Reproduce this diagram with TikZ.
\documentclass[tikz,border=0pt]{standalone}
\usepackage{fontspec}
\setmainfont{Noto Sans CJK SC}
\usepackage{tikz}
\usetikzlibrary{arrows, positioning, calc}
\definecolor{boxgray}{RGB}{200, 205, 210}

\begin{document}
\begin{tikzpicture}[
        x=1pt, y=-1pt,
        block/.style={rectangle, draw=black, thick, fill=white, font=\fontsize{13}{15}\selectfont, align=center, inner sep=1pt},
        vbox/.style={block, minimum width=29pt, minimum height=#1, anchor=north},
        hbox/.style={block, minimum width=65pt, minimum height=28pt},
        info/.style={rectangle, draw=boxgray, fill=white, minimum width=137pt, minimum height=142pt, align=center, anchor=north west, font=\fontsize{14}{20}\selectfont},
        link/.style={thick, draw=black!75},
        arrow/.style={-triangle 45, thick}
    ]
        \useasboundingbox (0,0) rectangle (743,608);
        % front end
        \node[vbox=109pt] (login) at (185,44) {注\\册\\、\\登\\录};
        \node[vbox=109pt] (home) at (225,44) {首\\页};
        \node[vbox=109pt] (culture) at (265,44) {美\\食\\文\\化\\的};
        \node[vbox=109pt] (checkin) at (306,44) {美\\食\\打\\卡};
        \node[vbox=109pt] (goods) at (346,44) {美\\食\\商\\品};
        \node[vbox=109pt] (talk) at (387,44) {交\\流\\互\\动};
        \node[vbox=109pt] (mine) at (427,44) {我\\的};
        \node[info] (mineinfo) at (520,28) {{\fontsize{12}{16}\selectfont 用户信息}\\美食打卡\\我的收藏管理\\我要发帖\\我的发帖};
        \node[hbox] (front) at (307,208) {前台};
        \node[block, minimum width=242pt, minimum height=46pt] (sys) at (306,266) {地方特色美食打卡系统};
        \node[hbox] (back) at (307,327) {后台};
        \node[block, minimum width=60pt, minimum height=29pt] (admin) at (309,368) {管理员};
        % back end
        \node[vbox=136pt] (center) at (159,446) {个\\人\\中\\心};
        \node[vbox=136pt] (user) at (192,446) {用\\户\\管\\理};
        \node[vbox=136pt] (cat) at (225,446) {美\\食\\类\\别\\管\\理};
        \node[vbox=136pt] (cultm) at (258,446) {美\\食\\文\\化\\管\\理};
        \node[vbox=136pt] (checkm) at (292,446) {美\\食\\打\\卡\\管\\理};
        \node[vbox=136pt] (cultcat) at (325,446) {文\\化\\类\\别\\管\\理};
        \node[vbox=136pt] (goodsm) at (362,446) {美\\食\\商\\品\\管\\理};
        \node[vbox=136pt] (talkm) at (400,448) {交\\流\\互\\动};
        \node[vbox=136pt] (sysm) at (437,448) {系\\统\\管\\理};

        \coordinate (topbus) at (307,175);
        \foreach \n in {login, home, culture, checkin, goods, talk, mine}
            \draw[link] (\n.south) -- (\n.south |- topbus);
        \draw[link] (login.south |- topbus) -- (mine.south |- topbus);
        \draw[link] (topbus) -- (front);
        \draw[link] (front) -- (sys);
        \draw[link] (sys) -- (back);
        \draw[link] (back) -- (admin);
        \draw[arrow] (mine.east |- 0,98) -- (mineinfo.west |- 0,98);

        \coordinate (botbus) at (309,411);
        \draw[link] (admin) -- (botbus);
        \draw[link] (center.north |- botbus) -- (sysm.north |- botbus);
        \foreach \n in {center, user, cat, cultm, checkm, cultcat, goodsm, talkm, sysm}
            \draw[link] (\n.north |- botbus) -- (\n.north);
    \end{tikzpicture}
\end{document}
☆ ☆ ☆ ☆
» TASK DETAILS:
Using the data above, output each line exactly.

» EXERCISE RESPONSE:
Reproduce this diagram with TikZ.
\documentclass[tikz,border=0pt]{standalone}
\usepackage{fontspec}
\setmainfont{Noto Sans CJK SC}
\usepackage{tikz}
\usetikzlibrary{arrows, positioning, calc}
\definecolor{boxgray}{RGB}{200, 205, 210}

\begin{document}
\begin{tikzpicture}[
        x=1pt, y=-1pt,
        block/.style={rectangle, draw=black, thick, fill=white, font=\fontsize{13}{15}\selectfont, align=center, inner sep=1pt},
        vbox/.style={block, minimum width=29pt, minimum height=#1, anchor=north},
        hbox/.style={block, minimum width=65pt, minimum height=28pt},
        info/.style={rectangle, draw=boxgray, fill=white, minimum width=137pt, minimum height=142pt, align=center, anchor=north west, font=\fontsize{14}{20}\selectfont},
        link/.style={thick, draw=black!75},
        arrow/.style={-triangle 45, thick}
    ]
        \useasboundingbox (0,0) rectangle (743,608);
        % front end
        \node[vbox=109pt] (login) at (185,44) {注\\册\\、\\登\\录};
        \node[vbox=109pt] (home) at (225,44) {首\\页};
        \node[vbox=109pt] (culture) at (265,44) {美\\食\\文\\化\\的};
        \node[vbox=109pt] (checkin) at (306,44) {美\\食\\打\\卡};
        \node[vbox=109pt] (goods) at (346,44) {美\\食\\商\\品};
        \node[vbox=109pt] (talk) at (387,44) {交\\流\\互\\动};
        \node[vbox=109pt] (mine) at (427,44) {我\\的};
        \node[info] (mineinfo) at (520,28) {{\fontsize{12}{16}\selectfont 用户信息}\\美食打卡\\我的收藏管理\\我要发帖\\我的发帖};
        \node[hbox] (front) at (307,208) {前台};
        \node[block, minimum width=242pt, minimum height=46pt] (sys) at (306,266) {地方特色美食打卡系统};
        \node[hbox] (back) at (307,327) {后台};
        \node[block, minimum width=60pt, minimum height=29pt] (admin) at (309,368) {管理员};
        % back end
        \node[vbox=136pt] (center) at (159,446) {个\\人\\中\\心};
        \node[vbox=136pt] (user) at (192,446) {用\\户\\管\\理};
        \node[vbox=136pt] (cat) at (225,446) {美\\食\\类\\别\\管\\理};
        \node[vbox=136pt] (cultm) at (258,446) {美\\食\\文\\化\\管\\理};
        \node[vbox=136pt] (checkm) at (292,446) {美\\食\\打\\卡\\管\\理};
        \node[vbox=136pt] (cultcat) at (325,446) {文\\化\\类\\别\\管\\理};
        \node[vbox=136pt] (goodsm) at (362,446) {美\\食\\商\\品\\管\\理};
        \node[vbox=136pt] (talkm) at (400,448) {交\\流\\互\\动};
        \node[vbox=136pt] (sysm) at (437,448) {系\\统\\管\\理};

        \coordinate (topbus) at (307,175);
        \foreach \n in {login, home, culture, checkin, goods, talk, mine}
            \draw[link] (\n.south) -- (\n.south |- topbus);
        \draw[link] (login.south |- topbus) -- (mine.south |- topbus);
        \draw[link] (topbus) -- (front);
        \draw[link] (front) -- (sys);
        \draw[link] (sys) -- (back);
        \draw[link] (back) -- (admin);
        \draw[arrow] (mine.east |- 0,98) -- (mineinfo.west |- 0,98);

        \coordinate (botbus) at (309,411);
        \draw[link] (admin) -- (botbus);
        \draw[link] (center.north |- botbus) -- (sysm.north |- botbus);
        \foreach \n in {center, user, cat, cultm, checkm, cultcat, goodsm, talkm, sysm}
            \draw[link] (\n.north |- botbus) -- (\n.north);
    \end{tikzpicture}
\end{document}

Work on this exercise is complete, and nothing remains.